You must be able to stop your car within the distance shown by the black cars when you use the foot brake. For safest driving, keep your brakes in such good condition that you can stop within distance shown by the white cars.
It is important to note that the graph below illustrates the braking distance AFTER YOU HAVE APPLIED YOUR BRAKES. To this must be added a REACTION DISTANCE, which is the distance you travel from seeing the danger to putting your foot on the brake pedal. Since 3/4 second is the average reaction time, a motorist will travel 11 feet for each 10 m.p.h. of speed before hitting the brake. At 50 m.p.h. this distance would be 55 feet!

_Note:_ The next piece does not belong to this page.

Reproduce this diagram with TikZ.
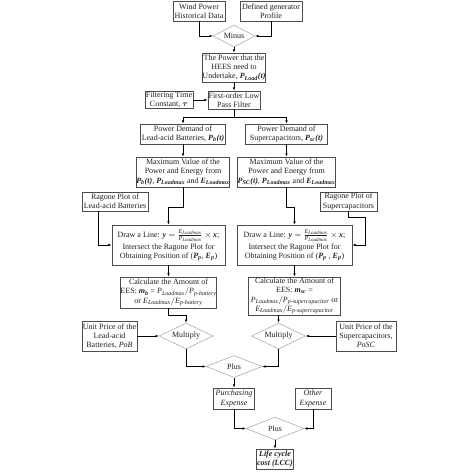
\documentclass[tikz,border=0pt]{standalone}
\usepackage{amsmath}
\usepackage{fontspec}
\setmainfont{Liberation Serif}
\usetikzlibrary{shapes.geometric,arrows.meta}
\definecolor{boxc}{gray}{0.3}
\definecolor{diac}{gray}{0.68}
\definecolor{txtc}{gray}{0.13}
\newcommand{\bi}[1]{\textbf{\textit{#1}}}
\newcommand{\ti}[1]{\text{\textit{#1}}}
\newcommand{\tb}[1]{\text{\bi{#1}}}
\begin{document}
\begin{tikzpicture}[x=1pt,y=-1pt,
  font=\fontsize{8}{9.2}\selectfont,
  sz/.style 2 args={minimum width=#1pt, minimum height=#2pt},
  box/.style={draw=boxc, line width=0.9pt, fill=white, inner sep=0pt, align=center, text=txtc},
  dia/.style={diamond, aspect=2, draw=diac, line width=0.6pt, fill=white, inner sep=0pt, text=txtc},
  arr/.style={-{Latex[length=3.2pt,width=2.6pt]}, line width=0.6pt, black},
  ln/.style={line width=0.6pt, black}]
\useasboundingbox (0,0) rectangle (474,474);

% nodes
\node[box, sz={52}{20}] (wind) at (199,11) {Wind Power\\Historical Data};
\node[box, sz={62}{20}] (gen) at (271,11) {Defined generator\\Profile};
\node[dia, sz={42}{22}] (minus) at (234,36) {Minus};
\node[box, sz={63}{29}] (hees) at (234,67.5) {The Power that the\\HEES need to\\Undertake, $\tb{P}_{\tb{Load}}\tb{(t)}$};
\node[box, sz={52}{18}] (filt) at (234,100) {First-order Low\\Pass Filter};
\node[box, sz={48}{17}] (tau) at (169,100) {Filtering Time\\Constant, $\boldsymbol{\tau}$};
\coordinate (splt) at (234,117);

\node[box, sz={85}{20}] (pdb) at (183,134) {Power Demand of\\Lead-acid Batteries, $\tb{P}_{\tb{b}}\tb{(t)}$};
\node[box, sz={82}{20}] (pdsc) at (286.5,134) {Power Demand of\\Supercapacitors, $\tb{P}_{\tb{sc}}\tb{(t)}$};

\node[box, sz={90}{30}] (maxb) at (183,172) {Maximum Value of the\\Power and Energy from\\$\tb{P}_{\tb{b}}\tb{(t)}$, $\tb{P}_{\tb{Loadmax}}$ and $\tb{E}_{\tb{Loadmax}}$};
\node[box, sz={91}{30}] (maxsc) at (286.5,172) {Maximum Value of the\\Power and Energy from\\$\tb{P}_{\tb{SC}}\tb{(t)}$, $\tb{P}_{\tb{Loadmax}}$ and $\tb{E}_{\tb{Loadmax}}$};

\node[box, sz={66}{19}] (ragb) at (115,201.5) {Ragone Plot of\\Lead-acid Batteries};
\node[box, sz={57}{19}] (ragsc) at (348.5,201.5) {Ragone Plot of\\Supercapacitors};

\node[box, sz={113}{40}] (drawb) at (168.5,245) {Draw a Line: $\tb{y}=\frac{\ti{E}_{\ti{Loadmax}}}{\ti{P}_{\ti{Loadmax}}}\times\tb{x}$;\\[1pt]Intersect the Ragone Plot for\\Obtaining Position of ($\tb{P}_{\tb{p}}$, $\tb{E}_{\tb{p}}$)};
\node[box, sz={115}{40}] (drawsc) at (294.5,245) {Draw a Line: $\tb{y}=\frac{\ti{E}_{\ti{Loadmax}}}{\ti{P}_{\ti{Loadmax}}}\times\tb{x}$;\\[1pt]Intersect the Ragone Plot for\\Obtaining Position of ($\tb{P}_{\tb{p}}$ , $\tb{E}_{\tb{p}}$)};

\node[box, sz={94}{31}] (calcb) at (168.5,292.5) {Calculate the Amount of\\EES: $\tb{m}_{\tb{b}}$ = $\ti{P}_{\ti{Loadmax}}/\ti{P}_{\ti{p-battery}}$\\or $\ti{E}_{\ti{Loadmax}}/\ti{E}_{\ti{p-battery}}$};
\node[box, sz={92}{38}] (calcsc) at (294.5,296) {Calculate the Amount of\\EES: $\tb{m}_{\tb{sc}}$ =\\$\ti{P}_{\ti{Loadmax}}/\ti{P}_{\ti{p-supercapacitor}}$ or\\$\ti{E}_{\ti{Loadmax}}/\ti{E}_{\ti{p-supercapacitor}}$};

\node[dia, sz={54}{26}] (mulb) at (186,336) {Multiply};
\node[dia, sz={54}{26}] (mulsc) at (278.5,336) {Multiply};
\node[box, sz={55}{30}] (upb) at (109.5,336) {Unit Price of the\\Lead-acid\\Batteries, \textit{PoB}};
\node[box, sz={60}{30}] (upsc) at (366,336) {Unit Price of the\\Supercapacitors,\\\textit{PoSC}};

\node[dia, sz={56}{22}] (plus1) at (234,366.5) {Plus};
\node[box, sz={41}{21}] (purch) at (234,398.5) {\textit{Purchasing}\\\textit{Expense}};
\node[box, sz={36}{21}] (other) at (313,398.5) {\textit{Other}\\\textit{Expense}};
\node[dia, sz={58}{23}] (plus2) at (275,428.5) {Plus};
\node[box, sz={37}{20}] (lcc) at (275,459) {\bi{Life cycle}\\\bi{cost (LCC)}};

% helper coordinates
\coordinate (jb) at (183,207);
\coordinate (jsc) at (286.5,207);
\coordinate (rb) at (98,245);
\coordinate (rs1) at (365,217);
\coordinate (cb) at (186,315);

% connectors
\draw[arr] (wind.south) |- (minus.west);
\draw[arr] (gen.south) |- (minus.east);
\draw[arr] (minus.south) -- (hees.north);
\draw[arr] (hees.south) -- (filt.north);
\draw[arr] (tau.east) -- (filt.west);
\draw[ln] (filt.south) -- (splt);
\draw[arr] (splt) -| (pdb.north);
\draw[arr] (splt) -| (pdsc.north);
\draw[arr] (pdb.south) -- (maxb.north);
\draw[arr] (pdsc.south) -- (maxsc.north);
\draw[arr] (maxb.south) -- (jb) -| (drawb.north);
\draw[arr] (maxsc.south) -- (jsc) -| (drawsc.north);
\draw[arr] (ragb.south -| rb) -- (rb) -- (drawb.west);
\draw[arr] (ragsc.south) |- (rs1) |- (drawsc.east);
\draw[arr] (drawb.south) -- (calcb.north);
\draw[arr] (drawsc.south) -- (calcsc.north);
\draw[arr] (calcb.south) |- (cb) -- (mulb.north);
\draw[arr] (calcsc.south -| mulsc.north) -- (mulsc.north);
\draw[arr] (upb.east) -- (mulb.west);
\draw[arr] (upsc.west) -- (mulsc.east);
\draw[arr] (mulb.south) |- (plus1.west);
\draw[arr] (mulsc.south) |- (plus1.east);
\draw[arr] (plus1.south) -- (purch.north);
\draw[arr] (purch.south) |- (plus2.west);
\draw[arr] (other.south) |- (plus2.east);
\draw[arr] (plus2.south) -- (lcc.north);
\end{tikzpicture}
\end{document}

Your car must have the following lights:
- Bright (high-beam) headlights which show objects 450 feet ahead.
- Dimmed (low-beam) headlights which show objects 150 feet ahead.

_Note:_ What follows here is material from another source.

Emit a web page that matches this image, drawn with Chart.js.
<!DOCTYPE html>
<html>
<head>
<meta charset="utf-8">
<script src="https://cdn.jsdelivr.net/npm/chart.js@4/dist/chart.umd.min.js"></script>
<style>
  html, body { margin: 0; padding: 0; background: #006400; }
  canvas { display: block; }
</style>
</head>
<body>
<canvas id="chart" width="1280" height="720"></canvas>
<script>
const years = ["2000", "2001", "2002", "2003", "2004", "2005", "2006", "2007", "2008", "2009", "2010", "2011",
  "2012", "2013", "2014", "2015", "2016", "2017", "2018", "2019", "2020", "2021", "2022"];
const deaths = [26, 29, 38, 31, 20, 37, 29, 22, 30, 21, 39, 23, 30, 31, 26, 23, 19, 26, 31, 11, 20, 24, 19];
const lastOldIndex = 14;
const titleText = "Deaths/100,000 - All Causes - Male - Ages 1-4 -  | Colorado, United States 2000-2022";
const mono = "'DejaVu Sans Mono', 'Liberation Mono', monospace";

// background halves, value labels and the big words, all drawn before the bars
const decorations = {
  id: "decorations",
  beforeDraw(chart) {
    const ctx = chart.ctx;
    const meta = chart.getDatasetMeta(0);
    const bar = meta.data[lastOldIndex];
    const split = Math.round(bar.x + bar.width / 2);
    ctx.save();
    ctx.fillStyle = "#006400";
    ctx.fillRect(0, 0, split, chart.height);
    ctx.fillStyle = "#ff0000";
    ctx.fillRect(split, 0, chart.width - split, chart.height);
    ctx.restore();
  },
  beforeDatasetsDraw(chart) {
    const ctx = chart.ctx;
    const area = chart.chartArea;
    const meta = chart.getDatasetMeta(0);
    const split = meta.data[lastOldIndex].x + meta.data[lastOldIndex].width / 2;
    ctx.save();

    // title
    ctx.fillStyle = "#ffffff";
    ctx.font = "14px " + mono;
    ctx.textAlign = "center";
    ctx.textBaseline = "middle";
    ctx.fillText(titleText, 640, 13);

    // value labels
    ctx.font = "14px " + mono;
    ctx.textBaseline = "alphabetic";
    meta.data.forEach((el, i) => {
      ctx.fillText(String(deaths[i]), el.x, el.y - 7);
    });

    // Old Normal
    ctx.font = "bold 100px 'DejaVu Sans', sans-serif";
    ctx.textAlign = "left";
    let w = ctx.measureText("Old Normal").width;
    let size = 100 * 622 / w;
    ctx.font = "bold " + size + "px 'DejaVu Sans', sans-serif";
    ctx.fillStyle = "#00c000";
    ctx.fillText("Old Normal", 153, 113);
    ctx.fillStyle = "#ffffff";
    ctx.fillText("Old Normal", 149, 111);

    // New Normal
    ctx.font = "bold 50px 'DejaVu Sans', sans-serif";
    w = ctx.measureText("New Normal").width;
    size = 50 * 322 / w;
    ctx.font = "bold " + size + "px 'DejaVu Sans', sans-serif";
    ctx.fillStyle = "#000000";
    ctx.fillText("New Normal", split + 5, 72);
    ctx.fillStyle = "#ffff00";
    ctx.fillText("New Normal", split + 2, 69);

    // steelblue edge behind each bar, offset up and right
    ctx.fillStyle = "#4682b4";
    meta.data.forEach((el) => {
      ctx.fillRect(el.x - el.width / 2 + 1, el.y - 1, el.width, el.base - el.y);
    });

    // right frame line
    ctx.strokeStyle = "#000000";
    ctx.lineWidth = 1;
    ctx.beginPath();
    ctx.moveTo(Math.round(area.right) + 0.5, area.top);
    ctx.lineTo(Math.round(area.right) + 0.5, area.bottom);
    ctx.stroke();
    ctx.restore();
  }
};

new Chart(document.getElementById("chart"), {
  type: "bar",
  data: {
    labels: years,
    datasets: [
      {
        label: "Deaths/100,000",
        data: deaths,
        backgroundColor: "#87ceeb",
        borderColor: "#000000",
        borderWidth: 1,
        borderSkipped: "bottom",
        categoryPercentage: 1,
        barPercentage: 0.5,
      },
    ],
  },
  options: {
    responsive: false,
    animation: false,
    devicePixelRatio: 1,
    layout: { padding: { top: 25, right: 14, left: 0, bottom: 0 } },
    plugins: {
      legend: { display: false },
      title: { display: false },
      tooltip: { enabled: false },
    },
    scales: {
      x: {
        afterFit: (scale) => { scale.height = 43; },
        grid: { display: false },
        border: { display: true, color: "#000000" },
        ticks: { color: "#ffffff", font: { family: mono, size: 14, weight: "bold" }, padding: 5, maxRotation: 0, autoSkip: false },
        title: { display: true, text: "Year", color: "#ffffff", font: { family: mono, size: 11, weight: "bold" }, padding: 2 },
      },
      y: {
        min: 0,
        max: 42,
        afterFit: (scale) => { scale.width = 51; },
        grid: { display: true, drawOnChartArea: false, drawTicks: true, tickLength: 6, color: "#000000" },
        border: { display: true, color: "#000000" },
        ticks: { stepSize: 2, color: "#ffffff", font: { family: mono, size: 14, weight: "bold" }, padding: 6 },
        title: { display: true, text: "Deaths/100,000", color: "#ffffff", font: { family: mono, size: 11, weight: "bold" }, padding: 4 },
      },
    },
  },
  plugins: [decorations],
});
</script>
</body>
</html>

- Two red taillights mounted on the rear, visible from 1,000 feet.
- A white light that makes the license plate visible from 50 feet (The plate must be kept clean).
- Two red stoplights. They must be seen from 300 feet in the daytime, and must come on when the foot brake is pressed.
All vehicles, including animal-drawn vehicles, must have at least one white light visible from a distance of not less than 1,000 feet to the front. They must also have two red lights visible from a distance of not less than 1,000 feet to the rear, or one red light visible to the rear for a distance of 1,000 feet and two red reflectors visiblefrom all distances from 600 feet to 1,000 feet.
Other Equipment Standards
Horn: Your vehicle must have a horn which can be heard from a distanceof 200 feet.
Windshield Wiper: Your vehicle must have a windshield wiper in good working order for cleaning rain, snow or other moisture from the windshield.
Windshields: Must be safety glass and may not be covered or treated with any material which has the effect of making the windshield reflective or in any way non-transparent. It must be free of any stickers not required by law.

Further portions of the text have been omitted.